Xcel Energy Sets Goal for Carbon Neutrality of Gas Utility: Three years after Xcel Energy set a goal of getting to net-zero emissions in its electricity generation by 2050, the company says it wants to reach a similar target for its natural gas system. Minneapolis-based Xcel aims to reduce emissions by replacing some gas with hydrogen and plugging leaks in its distribution, among other steps, as reported by Mike Hughlett of the Minneapolis Star Tribune. It’s not clear how those steps would get the company to carbon neutrality, which is one reason that environmental groups were pleased to see Xcel’s announcement but also would like to see more details.

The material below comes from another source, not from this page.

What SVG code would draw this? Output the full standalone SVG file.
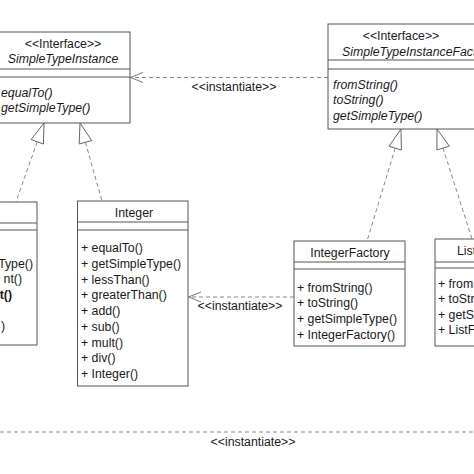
<svg xmlns="http://www.w3.org/2000/svg" width="474" height="474" viewBox="0 0 474 474">
<style>
text{font-family:"Liberation Sans",Arial,sans-serif;font-size:12.3px;fill:#1a1a1a}
.it{font-style:italic}
.box{fill:#fff;stroke:#555;stroke-width:1}
.div{stroke:#555;stroke-width:1}
.dash{fill:none;stroke:#888;stroke-width:1;stroke-dasharray:4 3}
.head{fill:none;stroke:#777;stroke-width:1}
.tri{fill:#fff;stroke:#666;stroke-width:1}
</style>
<rect width="474" height="474" fill="#fff"/>
<g id="connectors">
<line class="dash" x1="328" y1="77.5" x2="131" y2="77.5"/>
<polyline class="head" points="143,72.5 130.5,77.5 143,82.5"/>
<text x="234" y="91" text-anchor="middle">&lt;&lt;instantiate&gt;&gt;</text>
<line class="dash" x1="294" y1="297" x2="189" y2="297"/>
<polyline class="head" points="201,292 188.5,297 201,302"/>
<text x="240" y="310" text-anchor="middle">&lt;&lt;instantiate&gt;&gt;</text>
<line class="dash" x1="0" y1="432" x2="474" y2="432" stroke="#999"/>
<text x="253" y="446" text-anchor="middle">&lt;&lt;instantiate&gt;&gt;</text>
<line class="dash" x1="37.2" y1="141.8" x2="16" y2="202"/>
<polygon class="tri" points="44,123 31.1,139.6 43.4,144"/>
<line class="dash" x1="85.4" y1="142.3" x2="102" y2="201"/>
<polygon class="tri" points="80,123 79.2,144 91.7,140.5"/>
<line class="dash" x1="395.2" y1="148.1" x2="367" y2="241"/>
<polygon class="tri" points="401,129 389,146.3 401.4,150"/>
<line class="dash" x1="443" y1="148" x2="472" y2="239"/>
<polygon class="tri" points="437,129 436.9,150 449.3,146.1"/>
</g>
<g id="SimpleTypeInstance">
<rect class="box" x="-5" y="32" width="135" height="91"/>
<line class="div" x1="-5" y1="69" x2="130" y2="69"/>
<line class="div" x1="-5" y1="77" x2="130" y2="77"/>
<text x="63" y="48" text-anchor="middle">&lt;&lt;Interface&gt;&gt;</text>
<text class="it" x="63" y="63" text-anchor="middle">SimpleTypeInstance</text>
<text class="it" x="1" y="97">equalTo()</text>
<text class="it" x="1" y="112">getSimpleType()</text>
</g>
<g id="SimpleTypeInstanceFactory">
<rect class="box" x="328" y="24" width="170" height="105"/>
<line class="div" x1="328" y1="60" x2="498" y2="60"/>
<line class="div" x1="328" y1="69" x2="498" y2="69"/>
<text x="401" y="40" text-anchor="middle">&lt;&lt;Interface&gt;&gt;</text>
<text class="it" x="342" y="56">SimpleTypeInstanceFactory</text>
<text class="it" x="333" y="89">fromString()</text>
<text class="it" x="333" y="104">toString()</text>
<text class="it" x="333" y="120">getSimpleType()</text>
</g>
<g id="LeftClass">
<rect class="box" x="-80" y="202" width="117" height="143"/>
<line class="div" x1="-80" y1="223" x2="37" y2="223"/>
<line class="div" x1="-80" y1="230" x2="37" y2="230"/>
<text x="33" y="268" text-anchor="end">Type()</text>
<text x="22" y="283" text-anchor="end">nt()</text>
<text x="12" y="299" text-anchor="end" font-weight="bold">t()</text>
<text x="5" y="330" text-anchor="end">)</text>
</g>
<g id="Integer">
<rect class="box" x="77.5" y="201" width="110.5" height="185"/>
<line class="div" x1="77.5" y1="222" x2="188" y2="222"/>
<line class="div" x1="77.5" y1="230" x2="188" y2="230"/>
<text x="134" y="217" text-anchor="middle">Integer</text>
<text x="81" y="252">+ equalTo()</text>
<text x="81" y="268">+ getSimpleType()</text>
<text x="81" y="284">+ lessThan()</text>
<text x="81" y="299">+ greaterThan()</text>
<text x="81" y="315">+ add()</text>
<text x="81" y="331">+ sub()</text>
<text x="81" y="347">+ mult()</text>
<text x="81" y="362">+ div()</text>
<text x="81" y="378">+ Integer()</text>
</g>
<g id="IntegerFactory">
<rect class="box" x="294" y="241" width="111" height="105"/>
<line class="div" x1="294" y1="262" x2="405" y2="262"/>
<line class="div" x1="294" y1="269" x2="405" y2="269"/>
<text x="350" y="257" text-anchor="middle">IntegerFactory</text>
<text x="297" y="292">+ fromString()</text>
<text x="297" y="307">+ toString()</text>
<text x="297" y="323">+ getSimpleType()</text>
<text x="297" y="339">+ IntegerFactory()</text>
</g>
<g id="ListFactory">
<rect class="box" x="435" y="239" width="105" height="107"/>
<line class="div" x1="435" y1="262" x2="540" y2="262"/>
<line class="div" x1="435" y1="268" x2="540" y2="268"/>
<text x="487" y="255" text-anchor="middle">ListFactory</text>
<text x="438" y="288">+ fromString()</text>
<text x="438" y="303">+ toString()</text>
<text x="438" y="319">+ getSimpleType()</text>
<text x="438" y="334">+ ListFactory()</text>
</g>
</svg>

Illinois Solar Companies Optimistic as Incentives Return: After a difficult year, Illinois solar businesses are excited to see that state incentives are returning after the governor signed a sweeping clean energy bill in September, according to Kari Lydersen of Energy News Network. “I was running on my last fumes. My solar opportunities were drying up,” said Lisa Albrecht of All Bright Solar. The state has restored and expanded support for rooftop solar and other clean energy, and some of the programs are now getting running. Companies like All Bright Solar are signing up new customers, and they may be able to salvage what previously was looking like a lost year.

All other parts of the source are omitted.